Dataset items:
———

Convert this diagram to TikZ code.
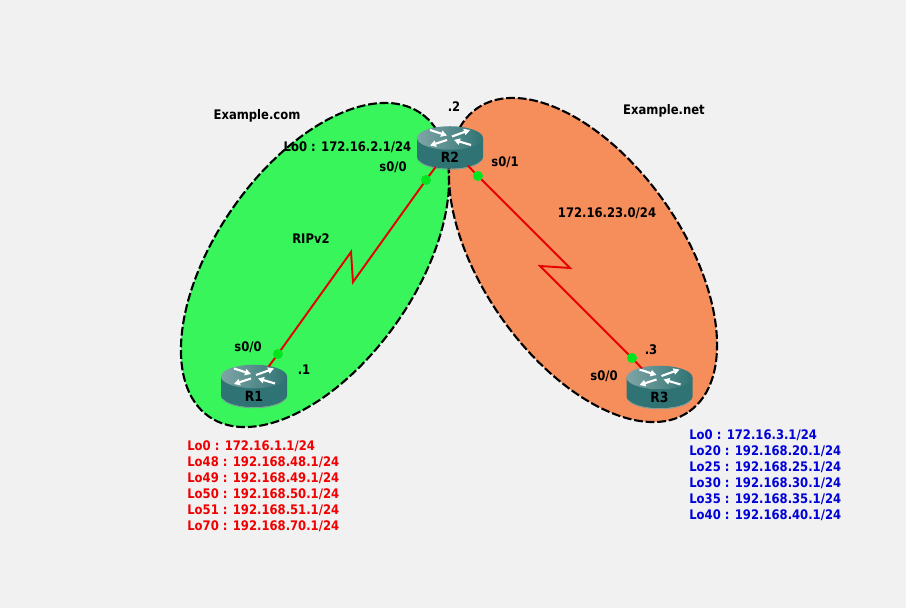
\documentclass[tikz,border=0pt]{standalone}
\usepackage{fontspec}
\setmainfont[FakeStretch=0.88]{DejaVu Sans}
\usepackage{xcolor}
\usetikzlibrary{arrows.meta,shapes.geometric}
\definecolor{bg}{HTML}{F1F1F1}
\definecolor{ripgreen}{HTML}{38F55C}
\definecolor{netorange}{HTML}{F68E5B}
\definecolor{linkred}{HTML}{E60000}
\definecolor{portgreen}{HTML}{00E61E}
\definecolor{routerbody}{HTML}{2F7374}
\definecolor{routertop}{HTML}{7FA5A6}
\definecolor{routerrim}{HTML}{7F9C9C}
\definecolor{lored}{HTML}{F00000}
\definecolor{loblue}{HTML}{0000D8}
\tikzset{
  area/.style={draw=black, line width=1.2pt, dash pattern=on 5pt off 1.6pt},
  link/.style={draw=linkred, line width=1.1pt, line join=miter},
  port/.style={circle, fill=portgreen, inner sep=0pt, minimum size=0.2cm},
  router/.style={ellipse, inner sep=0pt, minimum width=1.32cm, minimum height=0.85cm},
  flow/.style={draw=white, line width=1.2pt, -{Triangle[width=3.6pt,length=3.4pt]}},
  lab/.style={text=black, font=\bfseries\fontsize{7.5}{8}\selectfont, inner sep=0pt},
  rlab/.style={text=black, font=\bfseries\fontsize{8}{8}\selectfont, inner sep=0pt},
  lolist/.style={font=\bfseries\fontsize{7.5}{9.07}\selectfont, align=left, inner sep=0pt, anchor=west}
}
\begin{document}
\begin{tikzpicture}
  \fill[bg] (0,0) rectangle (18.12,12.16);
  \useasboundingbox (0,0) rectangle (18.12,12.16);
  % routing domains
  \draw[area, fill=ripgreen, rotate around={55:(6.30,6.86)}] (6.30,6.86) ellipse (3.7 and 2.0);
  \draw[area, fill=netorange, rotate around={-55:(11.66,6.96)}] (11.66,6.96) ellipse (3.7 and 2.0);
  % routers
  \foreach \n/\x/\y in {R1/5.08/4.44,R2/9.0/9.21,R3/13.19/4.42}{
    \begin{scope}[shift={(\x,\y)}]
      \fill[routerbody] (-0.66,0.19) -- (-0.66,-0.19) arc (180:360:0.66 and 0.235) -- (0.66,0.19) -- cycle;
      \draw[routerrim, line width=0.5pt] (-0.62,-0.27) arc (197:343:0.65 and 0.235);
      \shade[left color=routertop, right color=routerbody] (0,0.19) ellipse (0.66 and 0.235);
      \draw[flow] (-0.40,0.35) -- (-0.06,0.24);
      \draw[flow] (-0.06,0.15) -- (-0.40,0.04);
      \draw[flow] (0.04,0.22) -- (0.40,0.35);
      \draw[flow] (0.42,0.05) -- (0.08,0.15);
    \end{scope}
    \node[router, label={[rlab,yshift=-0.2cm]center:\n}] (\n) at (\x,\y) {};
  }
  % serial links
  \coordinate (p10) at (5.56,5.08);
  \coordinate (p20) at (8.52,8.56);
  \coordinate (p21) at (9.56,8.64);
  \coordinate (p30) at (12.64,5.0);
  \coordinate (z1) at (7.02,7.12);
  \coordinate (z2) at (7.06,6.52);
  \coordinate (z3) at (11.40,6.80);
  \coordinate (z4) at (10.80,6.84);
  \draw[link] (R1) -- (p10) -- (z1) -- (z2) -- (p20) -- (R2);
  \draw[link] (R2) -- (p21) -- (z3) -- (z4) -- (p30) -- (R3);
  \foreach \p in {p10,p20,p21,p30}
    \node[port] (dot\p) at (\p) {};
  % labels
  \node[lab] (dom1) at (5.14,9.84) {Example.com};
  \node[lab] (dom2) at (13.28,9.94) {Example.net};
  \node[lab] (ip2) at (9.08,10.02) {.2};
  \node[lab] (lo2) at (6.95,9.22) {Lo0 : 172.16.2.1/24};
  \node[lab] (s20) at (7.86,8.82) {s0/0};
  \node[lab] (s21) at (10.10,8.92) {s0/1};
  \node[lab] (rip) at (6.22,7.38) {RIPv2};
  \node[lab] (net) at (12.14,7.90) {172.16.23.0/24};
  \node[lab] (s10) at (4.96,5.22) {s0/0};
  \node[lab] (ip1) at (6.08,4.76) {.1};
  \node[lab] (ip3) at (13.02,5.16) {.3};
  \node[lab] (s30) at (12.08,4.64) {s0/0};
  \node[lolist, text=lored] (lo1) at (3.74,2.44) {Lo0 : 172.16.1.1/24\\Lo48 : 192.168.48.1/24\\Lo49 : 192.168.49.1/24\\Lo50 : 192.168.50.1/24\\Lo51 : 192.168.51.1/24\\Lo70 : 192.168.70.1/24};
  \node[lolist, text=loblue] (lo3) at (13.78,2.66) {Lo0 : 172.16.3.1/24\\Lo20 : 192.168.20.1/24\\Lo25 : 192.168.25.1/24\\Lo30 : 192.168.30.1/24\\Lo35 : 192.168.35.1/24\\Lo40 : 192.168.40.1/24};
\end{tikzpicture}
\end{document}
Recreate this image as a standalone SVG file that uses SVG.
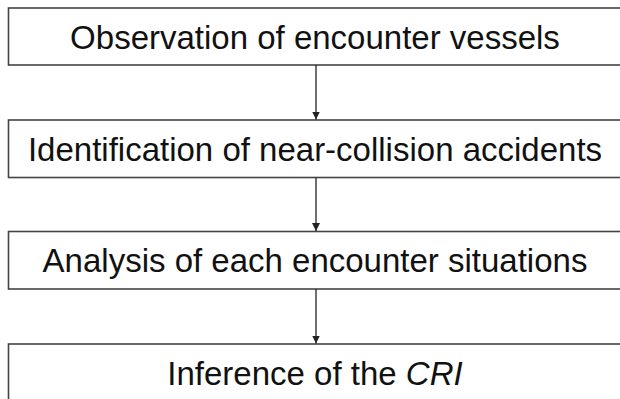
<svg xmlns="http://www.w3.org/2000/svg" width="620" height="399" viewBox="0 0 620 399">
<defs>
<marker id="ah" markerWidth="8" markerHeight="10" refX="8" refY="4" orient="auto" markerUnits="userSpaceOnUse">
<path d="M0,0 L8,4 L0,8 Z" fill="#222"/>
</marker>
<style>
.box{fill:#fff;stroke:#444;stroke-width:1.6}
.lbl{font-family:"Liberation Sans",Arial,sans-serif;font-size:33px;fill:#111;text-anchor:middle}
.con{stroke:#222;stroke-width:1.3;fill:none}
</style>
</defs>
<rect width="620" height="399" fill="#fff"/>
<g id="n1"><rect class="box" x="8.5" y="8" width="616" height="57"/><text class="lbl" x="315" y="48.5">Observation of encounter vessels</text></g>
<g id="n2"><rect class="box" x="8.5" y="120" width="616" height="57.5"/><text class="lbl" x="315" y="160.5">Identification of near-collision accidents</text></g>
<g id="n3"><rect class="box" x="8.5" y="231.5" width="616" height="57.5"/><text class="lbl" x="315" y="272">Analysis of each encounter situations</text></g>
<g id="n4"><rect class="box" x="8.5" y="344" width="616" height="60"/><text class="lbl" x="315" y="385">Inference of the <tspan font-style="italic">CRI</tspan></text></g>
<g id="connectors">
<line class="con" x1="316" y1="65" x2="316" y2="119.5" marker-end="url(#ah)"/>
<line class="con" x1="316" y1="177.5" x2="316" y2="231" marker-end="url(#ah)"/>
<line class="con" x1="316" y1="289" x2="316" y2="343.5" marker-end="url(#ah)"/>
</g>
</svg>
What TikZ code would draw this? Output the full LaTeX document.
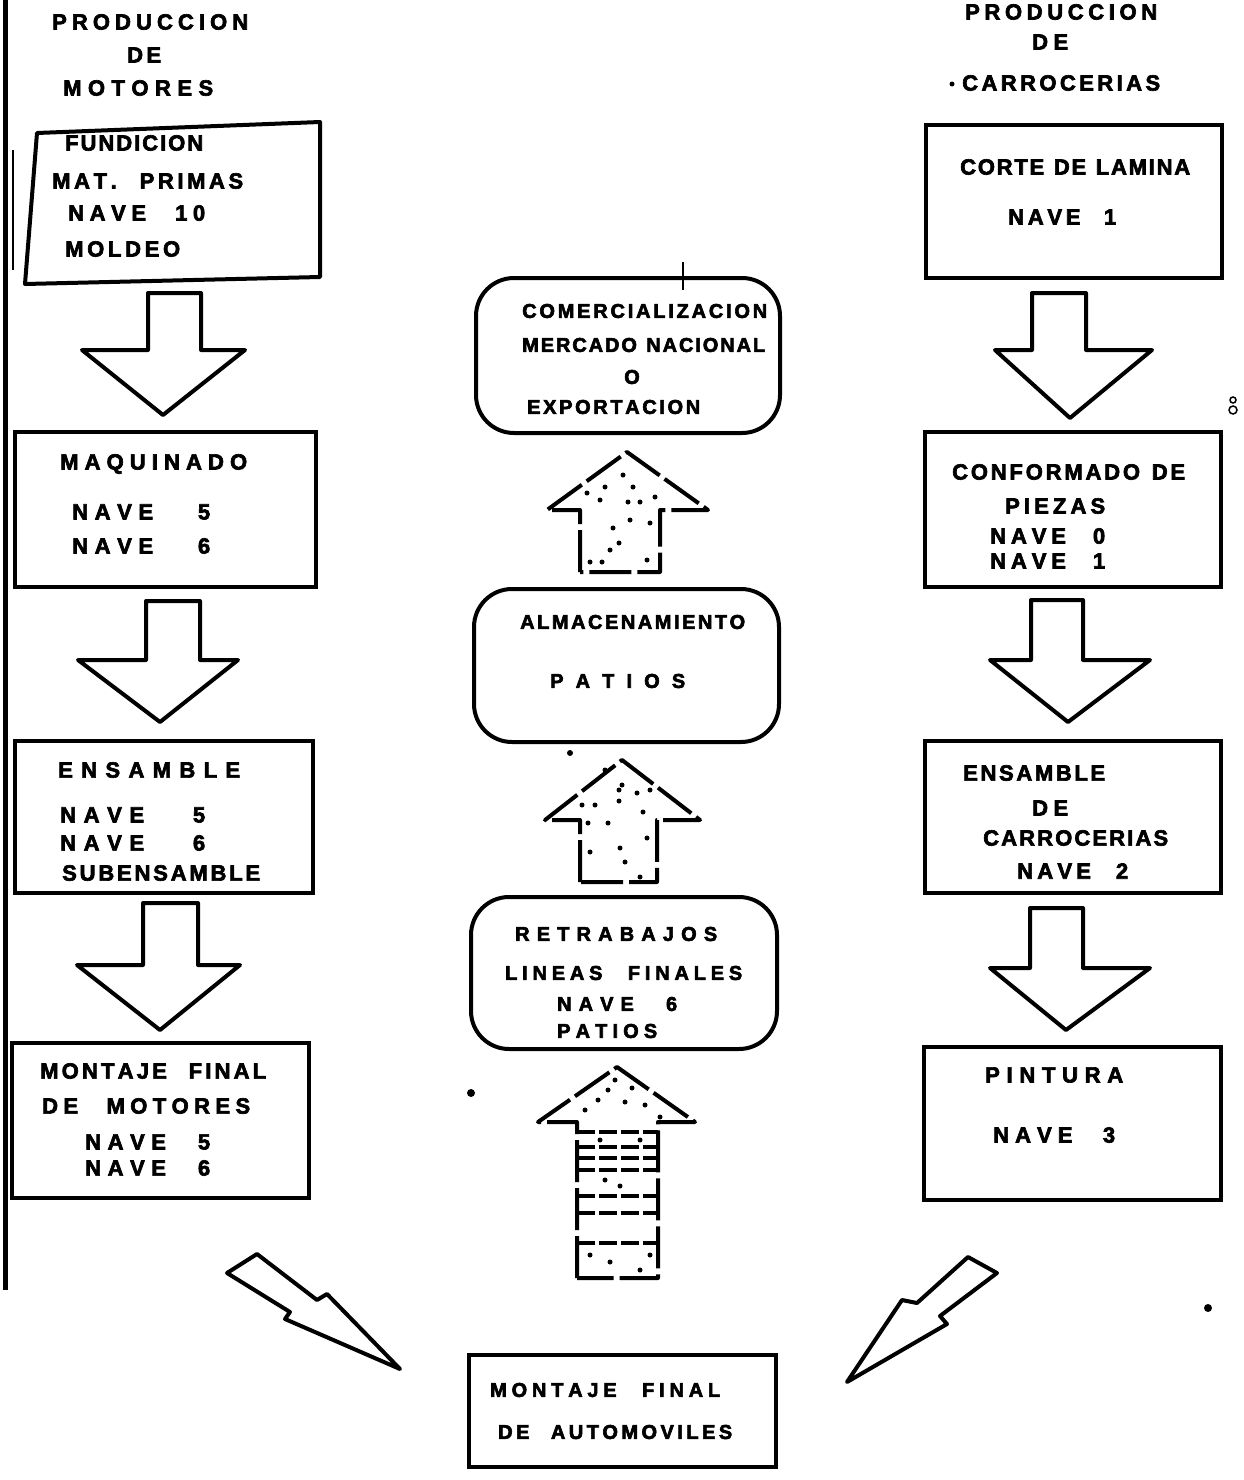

———

WHAT IS REQUIRED — Leave out the pictures and retype every line above exactly.

EXERCISE RESULT —
Convert this diagram to TikZ code.
\documentclass[tikz,border=0pt]{standalone}
\usepackage{fontspec}
\setmainfont[FakeStretch=0.88]{DejaVu Sans}
\usepackage{xcolor}
\usetikzlibrary{arrows.meta,shapes.geometric}
\definecolor{bg}{HTML}{F1F1F1}
\definecolor{ripgreen}{HTML}{38F55C}
\definecolor{netorange}{HTML}{F68E5B}
\definecolor{linkred}{HTML}{E60000}
\definecolor{portgreen}{HTML}{00E61E}
\definecolor{routerbody}{HTML}{2F7374}
\definecolor{routertop}{HTML}{7FA5A6}
\definecolor{routerrim}{HTML}{7F9C9C}
\definecolor{lored}{HTML}{F00000}
\definecolor{loblue}{HTML}{0000D8}
\tikzset{
  area/.style={draw=black, line width=1.2pt, dash pattern=on 5pt off 1.6pt},
  link/.style={draw=linkred, line width=1.1pt, line join=miter},
  port/.style={circle, fill=portgreen, inner sep=0pt, minimum size=0.2cm},
  router/.style={ellipse, inner sep=0pt, minimum width=1.32cm, minimum height=0.85cm},
  flow/.style={draw=white, line width=1.2pt, -{Triangle[width=3.6pt,length=3.4pt]}},
  lab/.style={text=black, font=\bfseries\fontsize{7.5}{8}\selectfont, inner sep=0pt},
  rlab/.style={text=black, font=\bfseries\fontsize{8}{8}\selectfont, inner sep=0pt},
  lolist/.style={font=\bfseries\fontsize{7.5}{9.07}\selectfont, align=left, inner sep=0pt, anchor=west}
}
\begin{document}
\begin{tikzpicture}
  \fill[bg] (0,0) rectangle (18.12,12.16);
  \useasboundingbox (0,0) rectangle (18.12,12.16);
  % routing domains
  \draw[area, fill=ripgreen, rotate around={55:(6.30,6.86)}] (6.30,6.86) ellipse (3.7 and 2.0);
  \draw[area, fill=netorange, rotate around={-55:(11.66,6.96)}] (11.66,6.96) ellipse (3.7 and 2.0);
  % routers
  \foreach \n/\x/\y in {R1/5.08/4.44,R2/9.0/9.21,R3/13.19/4.42}{
    \begin{scope}[shift={(\x,\y)}]
      \fill[routerbody] (-0.66,0.19) -- (-0.66,-0.19) arc (180:360:0.66 and 0.235) -- (0.66,0.19) -- cycle;
      \draw[routerrim, line width=0.5pt] (-0.62,-0.27) arc (197:343:0.65 and 0.235);
      \shade[left color=routertop, right color=routerbody] (0,0.19) ellipse (0.66 and 0.235);
      \draw[flow] (-0.40,0.35) -- (-0.06,0.24);
      \draw[flow] (-0.06,0.15) -- (-0.40,0.04);
      \draw[flow] (0.04,0.22) -- (0.40,0.35);
      \draw[flow] (0.42,0.05) -- (0.08,0.15);
    \end{scope}
    \node[router, label={[rlab,yshift=-0.2cm]center:\n}] (\n) at (\x,\y) {};
  }
  % serial links
  \coordinate (p10) at (5.56,5.08);
  \coordinate (p20) at (8.52,8.56);
  \coordinate (p21) at (9.56,8.64);
  \coordinate (p30) at (12.64,5.0);
  \coordinate (z1) at (7.02,7.12);
  \coordinate (z2) at (7.06,6.52);
  \coordinate (z3) at (11.40,6.80);
  \coordinate (z4) at (10.80,6.84);
  \draw[link] (R1) -- (p10) -- (z1) -- (z2) -- (p20) -- (R2);
  \draw[link] (R2) -- (p21) -- (z3) -- (z4) -- (p30) -- (R3);
  \foreach \p in {p10,p20,p21,p30}
    \node[port] (dot\p) at (\p) {};
  % labels
  \node[lab] (dom1) at (5.14,9.84) {Example.com};
  \node[lab] (dom2) at (13.28,9.94) {Example.net};
  \node[lab] (ip2) at (9.08,10.02) {.2};
  \node[lab] (lo2) at (6.95,9.22) {Lo0 : 172.16.2.1/24};
  \node[lab] (s20) at (7.86,8.82) {s0/0};
  \node[lab] (s21) at (10.10,8.92) {s0/1};
  \node[lab] (rip) at (6.22,7.38) {RIPv2};
  \node[lab] (net) at (12.14,7.90) {172.16.23.0/24};
  \node[lab] (s10) at (4.96,5.22) {s0/0};
  \node[lab] (ip1) at (6.08,4.76) {.1};
  \node[lab] (ip3) at (13.02,5.16) {.3};
  \node[lab] (s30) at (12.08,4.64) {s0/0};
  \node[lolist, text=lored] (lo1) at (3.74,2.44) {Lo0 : 172.16.1.1/24\\Lo48 : 192.168.48.1/24\\Lo49 : 192.168.49.1/24\\Lo50 : 192.168.50.1/24\\Lo51 : 192.168.51.1/24\\Lo70 : 192.168.70.1/24};
  \node[lolist, text=loblue] (lo3) at (13.78,2.66) {Lo0 : 172.16.3.1/24\\Lo20 : 192.168.20.1/24\\Lo25 : 192.168.25.1/24\\Lo30 : 192.168.30.1/24\\Lo35 : 192.168.35.1/24\\Lo40 : 192.168.40.1/24};
\end{tikzpicture}
\end{document}
Recreate this image as a standalone SVG file that uses SVG.
<svg xmlns="http://www.w3.org/2000/svg" width="620" height="399" viewBox="0 0 620 399">
<defs>
<marker id="ah" markerWidth="8" markerHeight="10" refX="8" refY="4" orient="auto" markerUnits="userSpaceOnUse">
<path d="M0,0 L8,4 L0,8 Z" fill="#222"/>
</marker>
<style>
.box{fill:#fff;stroke:#444;stroke-width:1.6}
.lbl{font-family:"Liberation Sans",Arial,sans-serif;font-size:33px;fill:#111;text-anchor:middle}
.con{stroke:#222;stroke-width:1.3;fill:none}
</style>
</defs>
<rect width="620" height="399" fill="#fff"/>
<g id="n1"><rect class="box" x="8.5" y="8" width="616" height="57"/><text class="lbl" x="315" y="48.5">Observation of encounter vessels</text></g>
<g id="n2"><rect class="box" x="8.5" y="120" width="616" height="57.5"/><text class="lbl" x="315" y="160.5">Identification of near-collision accidents</text></g>
<g id="n3"><rect class="box" x="8.5" y="231.5" width="616" height="57.5"/><text class="lbl" x="315" y="272">Analysis of each encounter situations</text></g>
<g id="n4"><rect class="box" x="8.5" y="344" width="616" height="60"/><text class="lbl" x="315" y="385">Inference of the <tspan font-style="italic">CRI</tspan></text></g>
<g id="connectors">
<line class="con" x1="316" y1="65" x2="316" y2="119.5" marker-end="url(#ah)"/>
<line class="con" x1="316" y1="177.5" x2="316" y2="231" marker-end="url(#ah)"/>
<line class="con" x1="316" y1="289" x2="316" y2="343.5" marker-end="url(#ah)"/>
</g>
</svg>
What TikZ code would draw this? Output the full LaTeX document.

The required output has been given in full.